- _STATED PROBLEM_
Write out the listing, please, but only from its first line through the line containing "(title) at (407,169)", exactly as given and without pictures.

- _DATASET EXCERPT_
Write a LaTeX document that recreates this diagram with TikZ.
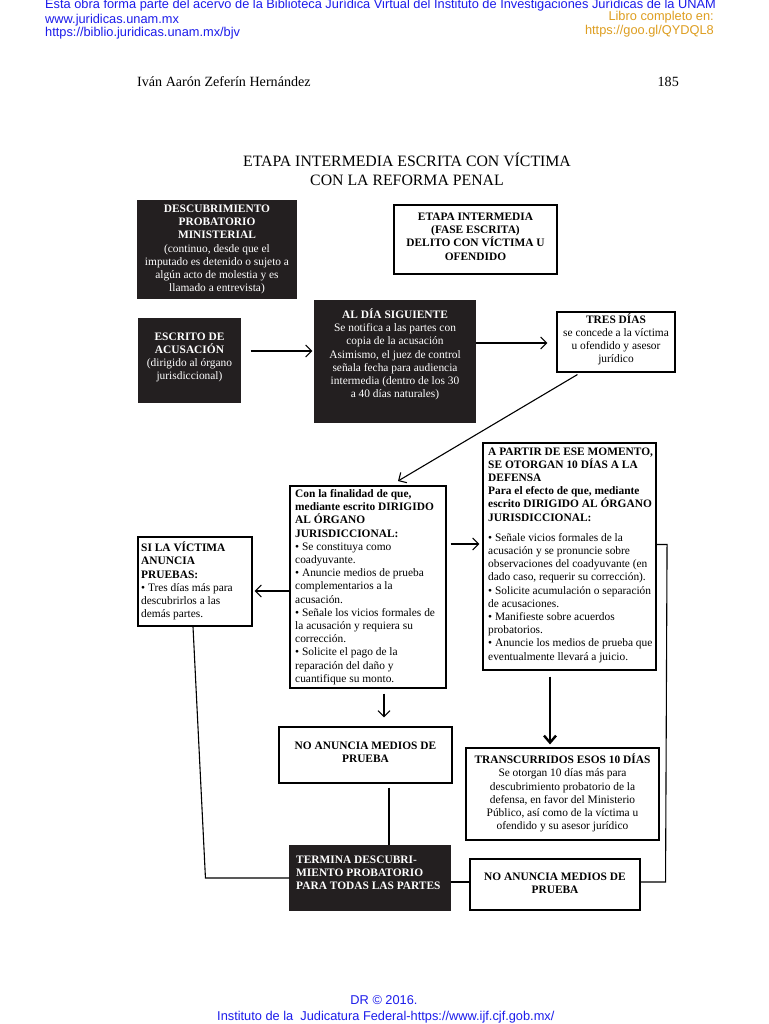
\documentclass[tikz,border=0pt]{standalone}
\usepackage{fontspec}
\setmainfont{Liberation Serif}
\newfontfamily\hdr{Liberation Sans}
\usetikzlibrary{arrows.meta,calc}
\definecolor{hblue}{RGB}{28,28,235}
\definecolor{horange}{RGB}{222,158,32}
\definecolor{boxblack}{RGB}{35,31,32}
\begin{document}
\begin{tikzpicture}[x=1pt,y=-1pt,
  wbox/.style={draw=black, line width=1.1pt, fill=white, inner sep=0pt},
  bbox/.style={draw=boxblack, line width=1.1pt, fill=boxblack, inner sep=0pt},
  txt/.style={inner sep=0pt, font=\fontsize{11.4}{13.2}\selectfont},
  btxt/.style={inner sep=0pt, font=\bfseries\fontsize{11.4}{13.2}\selectfont},
  wtxt/.style={txt, text=white},
  hdrtxt/.style={inner sep=0pt, font=\hdr\fontsize{12.8}{14}\selectfont},
  conn/.style={line width=1.1pt, -{Straight Barb[length=6pt,width=12pt]}},
  thick conn/.style={line width=2.4pt, -{Straight Barb[length=7pt,width=12pt]}},
  plain conn/.style={line width=1.1pt}
]
\useasboundingbox (0,0) rectangle (768,1024);
\fill[white] (0,0) rectangle (768,1024);

% header
\node[hdrtxt, text=hblue, anchor=base west] (h1) at (45,9) {Esta obra forma parte del acervo de la Biblioteca Jurídica Virtual del Instituto de Investigaciones Jurídicas de la UNAM};
\node[hdrtxt, text=hblue, anchor=base west] (h2) at (45,23.5) {www.juridicas.unam.mx};
\node[hdrtxt, text=hblue, anchor=base west] (h3) at (45,37) {https://biblio.juridicas.unam.mx/bjv};
\node[hdrtxt, text=horange, anchor=base east] (h4) at (714,21) {Libro completo en:};
\node[hdrtxt, text=horange, anchor=base east] (h5) at (714,34.5) {https://goo.gl/QYDQL8};

% author line
\node[inner sep=0pt, anchor=base west, font=\fontsize{14.1}{16}\selectfont] (author) at (137,86.5) {Iván Aarón Zeferín Hernández};
\node[inner sep=0pt, anchor=base east, font=\fontsize{14.1}{16}\selectfont] (page) at (679,86.5) {185};

% title
\node[inner sep=0pt, align=center, font=\fontsize{15.8}{19}\selectfont] (title) at (407,169) {ETAPA INTERMEDIA ESCRITA CON VÍCTIMA\\CON LA REFORMA PENAL};

% boxes
\node[bbox, minimum width=158pt, minimum height=97pt] (b1) at (217,249.5) {};
\node[wbox, minimum width=163pt, minimum height=69pt] (b2) at (475.5,239.5) {};
\node[bbox, minimum width=101pt, minimum height=83pt] (b3) at (189.5,360.5) {};
\node[bbox, minimum width=160pt, minimum height=121pt] (b4) at (395,361.5) {};
\node[wbox, minimum width=118pt, minimum height=60pt] (b5) at (616,342) {};
\node[wbox, minimum width=156pt, minimum height=202pt] (b6) at (368,587) {};
\node[wbox, minimum width=114pt, minimum height=89pt] (b7) at (195,581.5) {};
\node[wbox, minimum width=173pt, minimum height=227pt] (b8) at (569.5,556.5) {};
\node[wbox, minimum width=173pt, minimum height=56pt] (b9) at (365.5,755) {};
\node[wbox, minimum width=193pt, minimum height=92pt] (b10) at (562.5,794) {};
\node[bbox, minimum width=160pt, minimum height=64pt] (b11) at (370,878) {};
\node[wbox, minimum width=170pt, minimum height=51pt] (b12) at (555,884.5) {};

% texts
\node[wtxt, align=center] (t1) at (217,249.5) {\textbf{DESCUBRIMIENTO}\\\textbf{PROBATORIO}\\\textbf{MINISTERIAL}\\(continuo, desde que el\\imputado es detenido o sujeto a\\algún acto de molestia y es\\llamado a entrevista)};
\node[btxt, align=center] (t2) at (475.5,236.5) {ETAPA INTERMEDIA\\(FASE ESCRITA)\\DELITO CON VÍCTIMA U\\OFENDIDO};
\node[wtxt, align=center] (t3) at (189.5,357.5) {\textbf{ESCRITO DE}\\\textbf{ACUSACIÓN}\\(dirigido al órgano\\jurisdiccional)};
\node[wtxt, align=center] (t4) at (395,354.5) {\textbf{AL DÍA SIGUIENTE}\\Se notifica a las partes con\\copia de la acusación\\Asimismo, el juez de control\\señala fecha para audiencia\\intermedia (dentro de los 30\\a 40 días naturales)};
\node[txt, align=center] (t5) at (616,339.5) {\textbf{TRES DÍAS}\\se concede a la víctima\\u ofendido y asesor\\jurídico};
\node[txt, align=left, anchor=west] (t6) at (295,587) {\textbf{Con la finalidad de que,}\\\textbf{mediante escrito DIRIGIDO}\\\textbf{AL ÓRGANO}\\\textbf{JURISDICCIONAL:}\\• Se constituya como\\coadyuvante.\\• Anuncie medios de prueba\\complementarios a la\\acusación.\\• Señale los vicios formales de\\la acusación y requiera su\\corrección.\\• Solicite el pago de la\\reparación del daño y\\cuantifique su monto.};
\node[txt, align=left, anchor=west] (t7) at (141,581) {\textbf{SI LA VÍCTIMA}\\\textbf{ANUNCIA}\\\textbf{PRUEBAS:}\\• Tres días más para\\descubrirlos a las\\demás partes.};
\node[txt, align=left, anchor=west] (t8) at (488,555) {\textbf{A PARTIR DE ESE MOMENTO,}\\\textbf{SE OTORGAN 10 DÍAS A LA}\\\textbf{DEFENSA}\\\textbf{Para el efecto de que, mediante}\\\textbf{escrito DIRIGIDO AL ÓRGANO}\\\textbf{JURISDICCIONAL:}\\[7pt]• Señale vicios formales de la\\acusación y se pronuncie sobre\\observaciones del coadyuvante (en\\dado caso, requerir su corrección).\\• Solicite acumulación o separación\\de acusaciones.\\• Manifieste sobre acuerdos\\probatorios.\\• Anuncie los medios de prueba que\\eventualmente llevará a juicio.};
\node[btxt, align=center] (t9) at (365.5,752.5) {NO ANUNCIA MEDIOS DE\\PRUEBA};
\node[txt, align=center] (t10) at (562.5,793) {\textbf{TRANSCURRIDOS ESOS 10 DÍAS}\\Se otorgan 10 días más para\\descubrimiento probatorio de la\\defensa, en favor del Ministerio\\Público, así como de la víctima u\\ofendido y su asesor jurídico};
\node[btxt, text=white, align=left, anchor=west] (t11) at (296,873) {TERMINA DESCUBRI-\\MIENTO PROBATORIO\\PARA TODAS LAS PARTES};
\node[btxt, align=center] (t12) at (555,883) {NO ANUNCIA MEDIOS DE\\PRUEBA};

% connectors
\coordinate (c35) at (398,481);
\draw[conn] ($(b3.east)+(10,-9.5)$) -- ($(b4.west)+(-2,-10.5)$);
\draw[conn] ($(b4.east)+(0,-18.5)$) -- ($(b5.west)+(-9,1)$);
\draw[conn] ($(b5.south west)+(21,2)$) -- (c35);
\draw[conn] ($(b6.east)+(4,-43)$) -- ($(b8.west)+(-3,-12.5)$);
\draw[conn] ($(b6.west)+(0,4)$) -- ($(b7.east)+(2,9.5)$);
\draw[conn] ($(b6.south)+(16,5)$) -- ($(b9.north)+(18.5,-9)$);
\draw[thick conn] ($(b8.south)+(-19.5,6)$) -- ($(b10.north)+(-12.5,-3)$);
\draw[line width=2.4pt] ($(b9.south)+(23.5,4)$) -- ($(b11.north)+(19,0)$);
\draw[plain conn] ($(b7.south)+(-2,0)$) -- ($(b11.west)+(-84,0)$) -- (b11.west);
\draw[plain conn] ($(b11.east)+(0,4)$) -- ($(b12.west)+(0,-2.5)$);
\draw[plain conn] ($(b12.east)+(0,-2.5)$) -- ($(b12.east)+(25,-2.5)$) -- ($(b8.east)+(10.5,-12)$) -- ($(b8.east)+(0,-12)$);

% footer
\node[hdrtxt, text=hblue, anchor=base] (f1) at (384,1004.5) {DR © 2016.};
\node[hdrtxt, text=hblue, anchor=base west] (f2) at (217,1020.5) {Instituto de la\ \ Judicatura Federal-https://www.ijf.cjf.gob.mx/};
\end{tikzpicture}
\end{document}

- _OUTPUT OF THE EXERCISE_
Write a LaTeX document that recreates this diagram with TikZ.
\documentclass[tikz,border=0pt]{standalone}
\usepackage{fontspec}
\setmainfont{Liberation Serif}
\newfontfamily\hdr{Liberation Sans}
\usetikzlibrary{arrows.meta,calc}
\definecolor{hblue}{RGB}{28,28,235}
\definecolor{horange}{RGB}{222,158,32}
\definecolor{boxblack}{RGB}{35,31,32}
\begin{document}
\begin{tikzpicture}[x=1pt,y=-1pt,
  wbox/.style={draw=black, line width=1.1pt, fill=white, inner sep=0pt},
  bbox/.style={draw=boxblack, line width=1.1pt, fill=boxblack, inner sep=0pt},
  txt/.style={inner sep=0pt, font=\fontsize{11.4}{13.2}\selectfont},
  btxt/.style={inner sep=0pt, font=\bfseries\fontsize{11.4}{13.2}\selectfont},
  wtxt/.style={txt, text=white},
  hdrtxt/.style={inner sep=0pt, font=\hdr\fontsize{12.8}{14}\selectfont},
  conn/.style={line width=1.1pt, -{Straight Barb[length=6pt,width=12pt]}},
  thick conn/.style={line width=2.4pt, -{Straight Barb[length=7pt,width=12pt]}},
  plain conn/.style={line width=1.1pt}
]
\useasboundingbox (0,0) rectangle (768,1024);
\fill[white] (0,0) rectangle (768,1024);

% header
\node[hdrtxt, text=hblue, anchor=base west] (h1) at (45,9) {Esta obra forma parte del acervo de la Biblioteca Jurídica Virtual del Instituto de Investigaciones Jurídicas de la UNAM};
\node[hdrtxt, text=hblue, anchor=base west] (h2) at (45,23.5) {www.juridicas.unam.mx};
\node[hdrtxt, text=hblue, anchor=base west] (h3) at (45,37) {https://biblio.juridicas.unam.mx/bjv};
\node[hdrtxt, text=horange, anchor=base east] (h4) at (714,21) {Libro completo en:};
\node[hdrtxt, text=horange, anchor=base east] (h5) at (714,34.5) {https://goo.gl/QYDQL8};

% author line
\node[inner sep=0pt, anchor=base west, font=\fontsize{14.1}{16}\selectfont] (author) at (137,86.5) {Iván Aarón Zeferín Hernández};
\node[inner sep=0pt, anchor=base east, font=\fontsize{14.1}{16}\selectfont] (page) at (679,86.5) {185};

% title
\node[inner sep=0pt, align=center, font=\fontsize{15.8}{19}\selectfont] (title) at (407,169) {ETAPA INTERMEDIA ESCRITA CON VÍCTIMA\\CON LA REFORMA PENAL};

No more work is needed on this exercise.